The consistent refrain from the network and cast has been “This happens to families,” which is of course true. It does not happen often, however, to light-hearted sitcom families, and incorporating the Ritter character’s passing is uncomfortable terrain.
After some playful banter among the kids reminding us what the series had been about, Cate (Katey Sagal) receives a phone call, learning that her husband Paul has collapsed at the grocery store.
Soon, Cate’s “bitterly divorced” parents, played by Garner and Suzanne Pleshette, arrive to provide moral support. As they bicker about artificial sweeteners and attending church, it’s amazing how much you found yourself missing the laughtrack, conspicuously absent from the episode.
Director James Widdoes and the four credited writers clearly sought to be sensitive, and there was something irresistibly emotional about the fictitious family’s pain given its real-life underpinnings. Still, most of the stabs at comedy felt forced, including cameos by John Ratzenberger and Patrick Warburton, expressing their condolences.
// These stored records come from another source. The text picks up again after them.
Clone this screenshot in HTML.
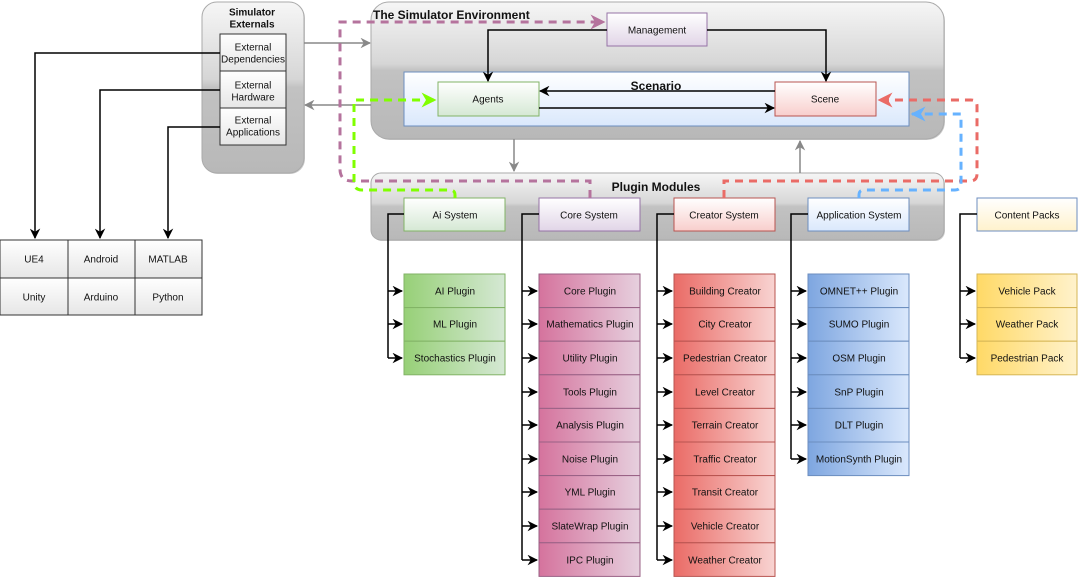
<!DOCTYPE html>
<html><head><meta charset="utf-8"><style>
html,body{margin:0;padding:0;background:#fff;}
svg{display:block;font-family:"Liberation Sans",sans-serif;}
text{font-size:10px;fill:#111;text-anchor:middle;dominant-baseline:central;transform:translateY(1px);}
.b{font-weight:bold;}
</style></head><body>
<svg width="1080" height="579" viewBox="0 0 1080 579" xmlns="http://www.w3.org/2000/svg">
<defs>
<linearGradient id="cg" x1="0" y1="0" x2="0" y2="1">
<stop offset="0" stop-color="#f6f6f6"/><stop offset="0.45" stop-color="#d6d6d6"/><stop offset="0.5" stop-color="#c2c2c2"/><stop offset="1" stop-color="#b8b8b8"/></linearGradient>
<linearGradient id="gA" x1="0" x2="1"><stop offset="0" stop-color="#97d077"/><stop offset="1" stop-color="#d5e8d4"/></linearGradient>
<linearGradient id="gC" x1="0" x2="1"><stop offset="0" stop-color="#d5739d"/><stop offset="1" stop-color="#e6d0de"/></linearGradient>
<linearGradient id="gR" x1="0" x2="1"><stop offset="0" stop-color="#ea6b66"/><stop offset="1" stop-color="#f8d4d2"/></linearGradient>
<linearGradient id="gB" x1="0" x2="1"><stop offset="0" stop-color="#7ea6e0"/><stop offset="1" stop-color="#dae8fc"/></linearGradient>
<linearGradient id="gY" x1="0" x2="1"><stop offset="0" stop-color="#ffd966"/><stop offset="1" stop-color="#fff2cc"/></linearGradient>
<linearGradient id="sA" x1="0" y1="0" x2="0" y2="1"><stop offset="0" stop-color="#fff"/><stop offset="1" stop-color="#d5e8d4"/></linearGradient>
<linearGradient id="sC" x1="0" y1="0" x2="0" y2="1"><stop offset="0" stop-color="#fff"/><stop offset="1" stop-color="#e1d5e7"/></linearGradient>
<linearGradient id="sR" x1="0" y1="0" x2="0" y2="1"><stop offset="0" stop-color="#fff"/><stop offset="1" stop-color="#f8cecc"/></linearGradient>
<linearGradient id="sB" x1="0" y1="0" x2="0" y2="1"><stop offset="0" stop-color="#fff"/><stop offset="1" stop-color="#dae8fc"/></linearGradient>
<linearGradient id="sY" x1="0" y1="0" x2="0" y2="1"><stop offset="0" stop-color="#fff"/><stop offset="1" stop-color="#fff2cc"/></linearGradient>
<linearGradient id="sW" x1="0" y1="0" x2="0" y2="1"><stop offset="0" stop-color="#fff"/><stop offset="1" stop-color="#e6e6e6"/></linearGradient>
<marker id="ak" viewBox="0 0 10 10" refX="9" refY="5" markerWidth="7" markerHeight="7" orient="auto"><path d="M0,0 L10,5 L0,10 L3,5z" fill="#000"/></marker>
<marker id="ag" viewBox="0 0 10 10" refX="9" refY="5" markerWidth="7" markerHeight="7" orient="auto"><path d="M0,0 L10,5 L0,10 L3,5z" fill="#888"/></marker>
<marker id="ap" viewBox="0 0 10 10" refX="9" refY="5" markerWidth="5" markerHeight="5" orient="auto"><path d="M0,0 L10,5 L0,10 L3,5z" fill="#b5739d"/></marker>
<marker id="aG" viewBox="0 0 10 10" refX="9" refY="5" markerWidth="5" markerHeight="5" orient="auto"><path d="M0,0 L10,5 L0,10 L3,5z" fill="#80ff00"/></marker>
<marker id="aR" viewBox="0 0 10 10" refX="9" refY="5" markerWidth="5" markerHeight="5" orient="auto"><path d="M0,0 L10,5 L0,10 L3,5z" fill="#ea6b66"/></marker>
<marker id="aB" viewBox="0 0 10 10" refX="9" refY="5" markerWidth="5" markerHeight="5" orient="auto"><path d="M0,0 L10,5 L0,10 L3,5z" fill="#66b2ff"/></marker>
</defs>

<rect x="203" y="3" width="102" height="171" rx="15" fill="#999" opacity="0.5"/>
<rect x="202" y="2" width="102" height="171" rx="15" fill="url(#cg)" stroke="#aaa"/>
<text x="252" y="12" class="b">Simulator</text>
<text x="252" y="24" class="b">Externals</text>
<rect x="372" y="3" width="573" height="137" rx="18" fill="#999" opacity="0.5"/>
<rect x="371" y="2" width="573" height="137" rx="18" fill="url(#cg)" stroke="#aaa"/>
<text x="373" y="14" class="b" style="font-size:12px;text-anchor:start">The Simulator Environment</text>
<rect x="372" y="174" width="573" height="67" rx="10" fill="#999" opacity="0.5"/>
<rect x="371" y="173" width="573" height="67" rx="10" fill="url(#cg)" stroke="#aaa"/>
<text x="656" y="186" class="b" style="font-size:12px">Plugin Modules</text>

<g stroke="#333" fill="url(#sW)">
<rect x="220" y="34" width="66" height="37"/><rect x="220" y="71" width="66" height="37"/><rect x="220" y="108" width="66" height="37"/>
</g>
<text x="253" y="47">External</text><text x="253" y="59">Dependencies</text>
<text x="253" y="85">External</text><text x="253" y="97">Hardware</text>
<text x="253" y="120">External</text><text x="253" y="132">Applications</text>

<rect x="404" y="72" width="505" height="54" fill="url(#sB)" stroke="#6c8ebf"/>
<text x="656" y="85" class="b" style="font-size:12px">Scenario</text>
<rect x="607" y="13" width="100" height="33" fill="url(#sC)" stroke="#9673a6"/><text x="657" y="30">Management</text>
<rect x="438" y="82" width="101" height="34" fill="url(#sA)" stroke="#82b366"/><text x="488" y="99">Agents</text>
<rect x="775" y="82" width="101" height="34" fill="url(#sR)" stroke="#b85450"/><text x="825" y="99">Scene</text>
<g stroke="#000" stroke-width="1.5" fill="none">
<path d="M607 30 H488 V81" marker-end="url(#ak)"/>
<path d="M707 30 H826 V81" marker-end="url(#ak)"/>
<path d="M775 91 H540" marker-end="url(#ak)"/>
<path d="M539 108 H774" marker-end="url(#ak)"/>
</g>
<g stroke="#888" stroke-width="1.5" fill="none">
<path d="M304 43 H370" marker-end="url(#ag)"/>
<path d="M371 105 H305" marker-end="url(#ag)"/>
<path d="M514 139 V171" marker-end="url(#ag)"/>
<path d="M800 173 V141" marker-end="url(#ag)"/>
</g>

<rect x="404" y="198" width="101" height="33" fill="url(#sA)" stroke="#82b366"/><text x="455" y="215">Ai System</text>
<rect x="539" y="198" width="101" height="33" fill="url(#sC)" stroke="#9673a6"/><text x="589" y="215">Core System</text>
<rect x="674" y="198" width="101" height="33" fill="url(#sR)" stroke="#b85450"/><text x="724" y="215">Creator System</text>
<rect x="808" y="198" width="101" height="33" fill="url(#sB)" stroke="#6c8ebf"/><text x="859" y="215">Application System</text>
<rect x="977" y="198" width="100" height="33" fill="url(#sY)" stroke="#6c8ebf"/><text x="1027" y="215">Content Packs</text>

<g fill="none" stroke-width="3" stroke-dasharray="8,6">
<path d="M590 198 V181 H352 Q340 181 340 169 V22 H604" stroke="#b5739d" marker-end="url(#ap)"/>
<path d="M455 198 V195 Q455 190 450 190 H362 Q354 190 354 182 V100 H435" stroke="#80ff00" marker-end="url(#aG)"/>
<path d="M724 198 V181 H970 Q977 181 977 174 V106 Q977 100 971 100 H879" stroke="#ea6b66" marker-end="url(#aR)"/>
<path d="M859 198 V195 Q859 190 864 190 H955 Q961 190 961 184 V114 H912" stroke="#66b2ff" marker-end="url(#aB)"/>
</g>

<g stroke="#333" fill="url(#sW)">
<rect x="0" y="240" width="68" height="38"/><rect x="68" y="240" width="67" height="38"/><rect x="135" y="240" width="67" height="38"/>
<rect x="0" y="278" width="68" height="37"/><rect x="68" y="278" width="67" height="37"/><rect x="135" y="278" width="67" height="37"/>
</g>
<text x="34" y="259">UE4</text><text x="101" y="259">Android</text><text x="168" y="259">MATLAB</text>
<text x="34" y="297">Unity</text><text x="101" y="297">Arduino</text><text x="168" y="297">Python</text>
<g stroke="#000" stroke-width="1.5" fill="none">
<path d="M220 53 H35 V238" marker-end="url(#ak)"/>
<path d="M220 90 H100 V238" marker-end="url(#ak)"/>
<path d="M220 127 H168 V238" marker-end="url(#ak)"/>
</g>

<g stroke="#82b366" fill="url(#gA)">
<rect x="404" y="274" width="101" height="33.6"/><rect x="404" y="307.6" width="101" height="33.6"/><rect x="404" y="341.2" width="101" height="33.6"/>
</g>
<text x="455" y="291">AI Plugin</text><text x="455" y="324">ML Plugin</text><text x="455" y="358">Stochastics Plugin</text>

<g stroke="#996185" fill="url(#gC)">
<rect x="539" y="274" width="101" height="33.6"/><rect x="539" y="307.6" width="101" height="33.6"/><rect x="539" y="341.2" width="101" height="33.6"/>
<rect x="539" y="374.8" width="101" height="33.6"/><rect x="539" y="408.4" width="101" height="33.6"/><rect x="539" y="442" width="101" height="33.6"/>
<rect x="539" y="475.6" width="101" height="33.6"/><rect x="539" y="509.2" width="101" height="33.6"/><rect x="539" y="542.8" width="101" height="33.6"/>
</g>
<text x="590" y="291">Core Plugin</text><text x="590" y="324">Mathematics Plugin</text><text x="590" y="358">Utility Plugin</text>
<text x="590" y="392">Tools Plugin</text><text x="590" y="425">Analysis Plugin</text><text x="590" y="459">Noise Plugin</text>
<text x="590" y="492">YML Plugin</text><text x="590" y="526">SlateWrap Plugin</text><text x="590" y="560">IPC Plugin</text>

<g stroke="#b85450" fill="url(#gR)">
<rect x="674" y="274" width="101" height="33.6"/><rect x="674" y="307.6" width="101" height="33.6"/><rect x="674" y="341.2" width="101" height="33.6"/>
<rect x="674" y="374.8" width="101" height="33.6"/><rect x="674" y="408.4" width="101" height="33.6"/><rect x="674" y="442" width="101" height="33.6"/>
<rect x="674" y="475.6" width="101" height="33.6"/><rect x="674" y="509.2" width="101" height="33.6"/><rect x="674" y="542.8" width="101" height="33.6"/>
</g>
<text x="725" y="291">Building Creator</text><text x="725" y="324">City Creator</text><text x="725" y="358">Pedestrian Creator</text>
<text x="725" y="392">Level Creator</text><text x="725" y="425">Terrain Creator</text><text x="725" y="459">Traffic Creator</text>
<text x="725" y="492">Transit Creator</text><text x="725" y="526">Vehicle Creator</text><text x="725" y="560">Weather Creator</text>

<g stroke="#6c8ebf" fill="url(#gB)">
<rect x="808" y="274" width="101" height="33.6"/><rect x="808" y="307.6" width="101" height="33.6"/><rect x="808" y="341.2" width="101" height="33.6"/>
<rect x="808" y="374.8" width="101" height="33.6"/><rect x="808" y="408.4" width="101" height="33.6"/><rect x="808" y="442" width="101" height="33.6"/>
</g>
<text x="859" y="291">OMNET++ Plugin</text><text x="859" y="324">SUMO Plugin</text><text x="859" y="358">OSM Plugin</text>
<text x="859" y="392">SnP Plugin</text><text x="859" y="425">DLT Plugin</text><text x="859" y="459">MotionSynth Plugin</text>

<g stroke="#d6b656" fill="url(#gY)">
<rect x="977" y="274" width="100" height="33.6"/><rect x="977" y="307.6" width="100" height="33.6"/><rect x="977" y="341.2" width="100" height="33.6"/>
</g>
<text x="1027" y="291">Vehicle Pack</text><text x="1027" y="324">Weather Pack</text><text x="1027" y="358">Pedestrian Pack</text>

<g stroke="#000" stroke-width="1.5" fill="none">
<path d="M404 214 H388 V358"/>
<path d="M388 291 H402" marker-end="url(#ak)"/><path d="M388 324 H402" marker-end="url(#ak)"/><path d="M388 358 H402" marker-end="url(#ak)"/>
<path d="M539 214 H522 V560"/>
<path d="M522 291 H537" marker-end="url(#ak)"/><path d="M522 324 H537" marker-end="url(#ak)"/><path d="M522 358 H537" marker-end="url(#ak)"/>
<path d="M522 392 H537" marker-end="url(#ak)"/><path d="M522 425 H537" marker-end="url(#ak)"/><path d="M522 459 H537" marker-end="url(#ak)"/>
<path d="M522 492 H537" marker-end="url(#ak)"/><path d="M522 526 H537" marker-end="url(#ak)"/><path d="M522 560 H537" marker-end="url(#ak)"/>
<path d="M674 214 H657 V560"/>
<path d="M657 291 H672" marker-end="url(#ak)"/><path d="M657 324 H672" marker-end="url(#ak)"/><path d="M657 358 H672" marker-end="url(#ak)"/>
<path d="M657 392 H672" marker-end="url(#ak)"/><path d="M657 425 H672" marker-end="url(#ak)"/><path d="M657 459 H672" marker-end="url(#ak)"/>
<path d="M657 492 H672" marker-end="url(#ak)"/><path d="M657 526 H672" marker-end="url(#ak)"/><path d="M657 560 H672" marker-end="url(#ak)"/>
<path d="M808 214 H791 V459"/>
<path d="M791 291 H806" marker-end="url(#ak)"/><path d="M791 324 H806" marker-end="url(#ak)"/><path d="M791 358 H806" marker-end="url(#ak)"/>
<path d="M791 392 H806" marker-end="url(#ak)"/><path d="M791 425 H806" marker-end="url(#ak)"/><path d="M791 459 H806" marker-end="url(#ak)"/>
<path d="M977 214 H960 V358"/>
<path d="M960 291 H975" marker-end="url(#ak)"/><path d="M960 324 H975" marker-end="url(#ak)"/><path d="M960 358 H975" marker-end="url(#ak)"/>
</g>
</svg>
</body></html>
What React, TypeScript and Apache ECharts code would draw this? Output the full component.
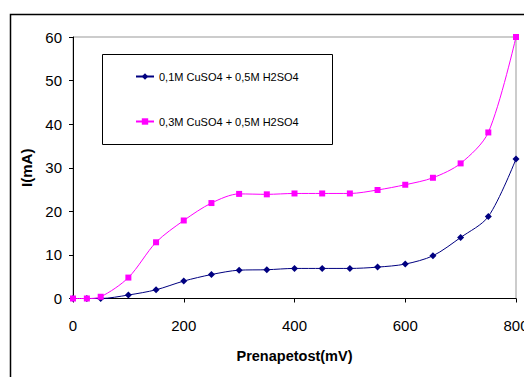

Nothing, in fact, was subtle about this hour. Each scene was connected by melancholy guitar chords, working overtime to create a properly somber tone. Similarly, the underlying plot thread — in which all the characters feel guilt about their final encounters with the family’s late patriarch — was so neatly resolved (Paul, a newspaper columnist, magically addressed their concerns through a posthumously discovered column) as to feel a bit cloying.
For the most part, Sagal pulled off the most demanding aspects of the episode, even saddled with dialogue like ‘We don’t deserve this” as she questions God about the unfairness of life.
Yet just because she cuddled up with kids at the end doesn’t mean everything’s going to be alright. Inspired by W. Bruce Cameron’s book, the series hinged on Ritter’s deft exasperation dealing with his teenagers. The re-engineered dramedy might work as a “very special episode,” but it will likely offer little allure to viewers now that they’ve seen where the show is headed. In a media culture hurtling by at an increasingly frantic pace, a percentage of the audience can be counted upon to seek out any such novelty. Their curiosity satisfied, much of America will move on, letting the made-up Hennessy family and those who loved the actual man grieve privately, offscreen.
It’s not fair, and it might not even be nice. But in the modern media, those are the rules.